Cookie was a muse to many. She had several books under her belt, one of which inspired Chloé to write “Edgewise;” the revered collection of short stories “Walking Through Clear Water in a Pool Painted Black” published posthumously by Semiotext(e). Cookie also wrote prolifically for various magazines like Saturday Review of Literature, High Times, and even had a regular art column in Details. But like Richard Meltzer handing in fake record reviews about music he couldn’t be bothered to listen to, you had to keep an eagle eye on Cookie as she’d occasionally write about arts events she never even showed up for. She also had a “health column” in The East Village Eye called “Ask Dr.

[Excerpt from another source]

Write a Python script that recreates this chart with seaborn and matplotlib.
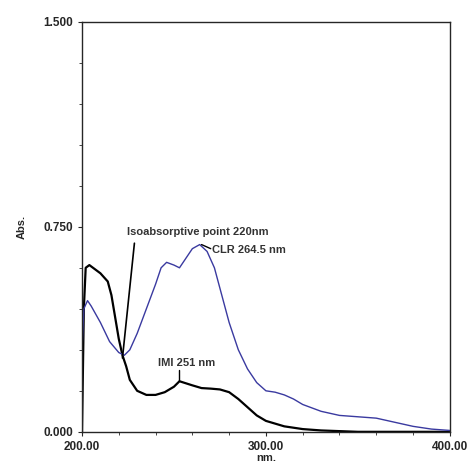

Mueller,” offering dubious advice, recommending, for example, that people with AIDS find a good chiropractor/nutritionist before any medication or therapy because friends of hers that did just that were “virtually cured.” Granted, AIDS in 1983 was still a mystery and she was “tired of going to wakes.” She succumbed herself in 1989, providing “Edgewise” with its most heartbreaking chapter.
Chronicled through Cookie’s humorous hobnobbing we witness the 80’s Downtown art and nightclub scene transform from DIY underground to sudden skyrocketing wealth and fame with the likes of Jean-Michel Basquiat and Keith Haring, making the final lonely images of Cookie coping with illness in her tiny Bleeker Street apartment despite her immeasurable influence that much more poignant. “When you don’t have any money and you’re struggling, of course a part of you wants to make money,” Cookie’s son Max says, “but you’re still trying to be more of an artist as opposed to just a greedy businessman. But I figure at some point what happens to people when they’re so famous and they’re making so much money is that your choice about whether the art is as important as the money becomes a moot point. Whatever you do, you just go with the flow.” At Cookie’s eulogy, John Waters lectured the large crowd: “Half of you in the audience copy her.”